Le lecteur est curieux de voir comment le scénariste va pouvoir s'en sortir avec le concept d'Homme Sens Dessus-Dessous : un ennemi très puissant, capable d'accaparer la magie de ses opposants à son bénéficie, ou de la désorganiser pour la rendre inoffensive. Il espère qu'il ne s'agira pas juste d'un affrontement premier degré. Finalement les héros n'ont d'autre choix que de foncer tête baissée sur leur adversaire qui n'a rien perdu de sa puissance. Ils arrivent à trouver quelques idées imprévues qui le mettent en difficulté mais pas pour longtemps. de ce point de vue, la cohérence interne du récit est conservée, et l'Homme Sens Dessus-Dessous ne devient pas une mauviette de manière fort opportune parce ce qu'il faut bien clore le récit.
Ram V conserve l'idée de lier l'expression de la magie à un coût, et aussi à un principe. La Justice League Dark ne va donc pas gagner simplement parce qu'elle a une puissance de feu supérieure à celle de leur adversaire (ce qui n'est d'ailleurs pas le cas), mais il va s'engager un affrontement qui ne se limite pas aux décharges d'énergie colorée. le scénariste sait aussi bien manier la métaphore que
James Tynion IV, et il fait intervenir la notion de croyance, de manière fort éloquente.

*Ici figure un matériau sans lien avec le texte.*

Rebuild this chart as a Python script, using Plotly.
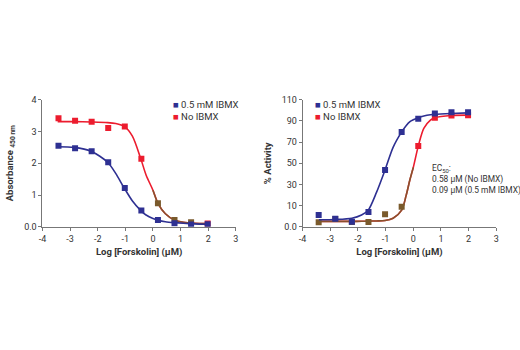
import plotly.graph_objects as go

# ---------------- data ----------------
log_conc = [-3.42, -2.82, -2.22, -1.62, -1.02, -0.42, 0.18, 0.78, 1.38, 1.98]

# Left panel: Absorbance 450 nm
abs_ibmx = [2.55, 2.47, 2.38, 2.03, 1.22, 0.51, 0.21, 0.11, 0.07, 0.08]
abs_no_ibmx = [3.42, 3.34, 3.31, 3.11, 3.16, 2.14, 0.74, 0.21, 0.14, 0.10]

# Right panel: % Activity
act_ibmx = [1.2, -2.5, -5.2, 3.9, 43.7, 79.6, 92.1, 96.9, 98.1, 98.1]
act_no_ibmx = [-5.8, -2.6, -5.5, -5.5, 1.8, 8.8, 66.2, 93.0, 95.1, 95.4]

# Fitted curves
fit_x_abs = [-3.45, -2.86, -2.24, -1.64, -1.35, -1.04, -0.75, -0.44, -0.25, 0.0, 0.18, 0.45, 0.78, 1.1, 1.5, 1.98]
fit_abs_ibmx = [2.52, 2.50, 2.38, 2.03, 1.68, 1.22, 0.82, 0.51, 0.37, 0.26, 0.21, 0.16, 0.13, 0.11, 0.09, 0.08]
fit_abs_no_ibmx = [3.31, 3.31, 3.30, 3.28, 3.25, 3.16, 2.86, 2.14, 1.63, 1.15, 0.74, 0.41, 0.21, 0.14, 0.11, 0.10]

fit_x_act = [-3.41, -2.82, -2.22, -1.87, -1.63, -1.33, -1.02, -0.73, -0.42, -0.26, -0.12, 0.0, 0.18, 0.38, 0.62, 0.78, 1.38, 1.98]
fit_act_ibmx = [-3.4, -3.1, -1.9, 1.2, 5.7, 22.5, 43.7, 65.0, 79.6, 85.5, 89.3, 91.0, 93.0, 94.6, 95.8, 96.2, 97.0, 97.6]
fit_act_no_ibmx = [-4.9, -4.9, -4.9, -4.8, -4.7, -4.5, -4.1, -1.9, 5.7, 19.4, 34.6, 46.0, 66.2, 83.0, 90.8, 93.0, 95.1, 95.4]

ec50_lines = ["0.58 µM (No IBMX)", "0.09 µM (0.5 mM IBMX)"]
series_names = ["0.5 mM IBMX", "No IBMX"]
x_ticks = [-4, -3, -2, -1, 0, 1, 2, 3]
x_tick_text = ["-4", "-3", "-2", "-1", "0", "1", "2", "3"]
abs_ticks = [0, 1, 2, 3, 4]
abs_tick_text = ["0.0", "1", "2", "3", "4"]
act_ticks = [-10, 10, 30, 50, 70, 90, 110]
act_tick_text = ["0.0", "10", "30", "50", "70", "90", "110"]

# ---------------- styling ----------------
BLUE = "#2e3092"
RED = "#ec1c2e"
BROWN = "#7a5a2c"
FONT = "Roboto, Liberation Sans, Arial, sans-serif"
TXT = "#333333"

fig = go.Figure()


def brown_mask(xs, lo, hi):
    return [BROWN if lo <= x <= hi else RED for x in xs]


LINE = dict(width=1.6, shape="spline", smoothing=0.8)

# ---- left panel ----
fig.add_trace(go.Scatter(x=fit_x_abs, y=fit_abs_no_ibmx, mode="lines",
                         line=dict(color=RED, **LINE), xaxis="x", yaxis="y",
                         showlegend=False, hoverinfo="skip"))
seg = [i for i, x in enumerate(fit_x_abs) if x >= 0.0]
fig.add_trace(go.Scatter(x=[fit_x_abs[i] for i in seg], y=[fit_abs_no_ibmx[i] for i in seg],
                         mode="lines", line=dict(color=BROWN, **LINE), xaxis="x", yaxis="y",
                         showlegend=False, hoverinfo="skip", opacity=0.85))
fig.add_trace(go.Scatter(x=log_conc, y=abs_no_ibmx, mode="markers", name=series_names[1],
                         marker=dict(symbol="square", size=6, color=brown_mask(log_conc, 0.0, 1.5)),
                         xaxis="x", yaxis="y", showlegend=False))
fig.add_trace(go.Scatter(x=fit_x_abs, y=fit_abs_ibmx, mode="lines",
                         line=dict(color=BLUE, **LINE), xaxis="x", yaxis="y",
                         showlegend=False, hoverinfo="skip"))
fig.add_trace(go.Scatter(x=log_conc, y=abs_ibmx, mode="markers", name=series_names[0],
                         marker=dict(symbol="square", size=6, color=BLUE),
                         xaxis="x", yaxis="y", showlegend=False))

# ---- right panel ----
fig.add_trace(go.Scatter(x=fit_x_act, y=fit_act_no_ibmx, mode="lines",
                         line=dict(color=RED, **LINE), xaxis="x2", yaxis="y2",
                         showlegend=False, hoverinfo="skip"))
seg2 = [i for i, x in enumerate(fit_x_act) if x <= 0.0]
fig.add_trace(go.Scatter(x=[fit_x_act[i] for i in seg2], y=[fit_act_no_ibmx[i] for i in seg2],
                         mode="lines", line=dict(color=BROWN, **LINE), xaxis="x2", yaxis="y2",
                         showlegend=False, hoverinfo="skip", opacity=0.85))
fig.add_trace(go.Scatter(x=log_conc, y=act_no_ibmx, mode="markers", name=series_names[1],
                         marker=dict(symbol="square", size=6, color=brown_mask(log_conc, -4, -0.3)),
                         xaxis="x2", yaxis="y2", showlegend=False))
fig.add_trace(go.Scatter(x=fit_x_act, y=fit_act_ibmx, mode="lines",
                         line=dict(color=BLUE, **LINE), xaxis="x2", yaxis="y2",
                         showlegend=False, hoverinfo="skip"))
fig.add_trace(go.Scatter(x=log_conc, y=act_ibmx, mode="markers", name=series_names[0],
                         marker=dict(symbol="square", size=6, color=BLUE),
                         xaxis="x2", yaxis="y2", showlegend=False))

ydom = [1 - 228.3 / 350, 1 - 97.5 / 350]
axis_common = dict(showline=True, linecolor="#777777", linewidth=1, ticks="outside",
                   ticklen=3, tickcolor="#777777", showgrid=False, zeroline=False,
                   tickfont=dict(family=FONT, size=9, color=TXT))
title_font = dict(family=FONT, size=9.5, color=TXT)

fig.update_layout(
    width=520, height=350,
    margin=dict(l=0, r=0, t=0, b=0),
    paper_bgcolor="white", plot_bgcolor="white",
    showlegend=False,
    xaxis=dict(domain=[39 / 520, 235 / 520], range=[-4, 3], tickvals=x_ticks, ticktext=x_tick_text,
               title=dict(text="<b>Log [Forskolin] (µM)</b>", font=title_font, standoff=5),
               anchor="y", **axis_common),
    yaxis=dict(domain=ydom, range=[0, 4], tickvals=abs_ticks, ticktext=abs_tick_text,
               title=dict(text="<b>Absorbance <sub>450 nm</sub></b>", font=title_font, standoff=8),
               anchor="x", **axis_common),
    xaxis2=dict(domain=[302.7 / 520, 499 / 520], range=[-4, 3], tickvals=x_ticks, ticktext=x_tick_text,
                title=dict(text="<b>Log [Forskolin] (µM)</b>", font=title_font, standoff=5),
                anchor="y2", **axis_common),
    yaxis2=dict(domain=ydom, range=[-10, 110], tickvals=act_ticks, ticktext=act_tick_text,
                title=dict(text="<b>% Activity</b>", font=title_font, standoff=8),
                anchor="x2", **axis_common),
)

leg_font = dict(family=FONT, size=9.5, color=TXT)
legend_text = (f'<span style="color:{BLUE}">■</span> {series_names[0]}<br>'
               f'<span style="color:{RED}">■</span> {series_names[1]}')
for ax, yref, x0 in (("x domain", "y domain", (170 - 39) / 196),
                     ("x2 domain", "y2 domain", (314 - 302.7) / 196.3)):
    fig.add_annotation(xref=ax, yref=yref, x=x0, y=(228.3 - 109) / 130.8, xanchor="left",
                       yanchor="middle", align="left", showarrow=False, font=leg_font,
                       borderpad=0, text=legend_text)

ec_text = "EC<sub>50</sub>:<br>" + "<br>".join(ec50_lines)
fig.add_annotation(xref="x2 domain", yref="y2 domain", x=(432 - 302.7) / 196.3,
                   y=(228.3 - 161) / 130.8, xanchor="left", yanchor="top", align="left",
                   showarrow=False, font=dict(family=FONT, size=8.4, color=TXT), text=ec_text)

fig.write_html("out.html")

Dernier tome pour cette incarnation de la Justice League Dark, et le lecteur est en droit de craindre le pire en voyant que l'architecte de cette saison ne reste pas jusqu'au bout. Pourtant, les coscénaristes, puis
Ram V tout seul mènent bien à leur terme les deux intrigues principales : la magie qui ne fonctionne plus, et l'existence d'Upside-Down Man, sans rien perdre en qualité. Trois équipes de dessinateurs se succèdent : les épisodes de
Kyle Hotz exhalent un parfum vénéneux extraordinaire, et les deux autres équipes réalisent de belles planches, bien fignolées. Cette saison aura été remarquable de bout en bout.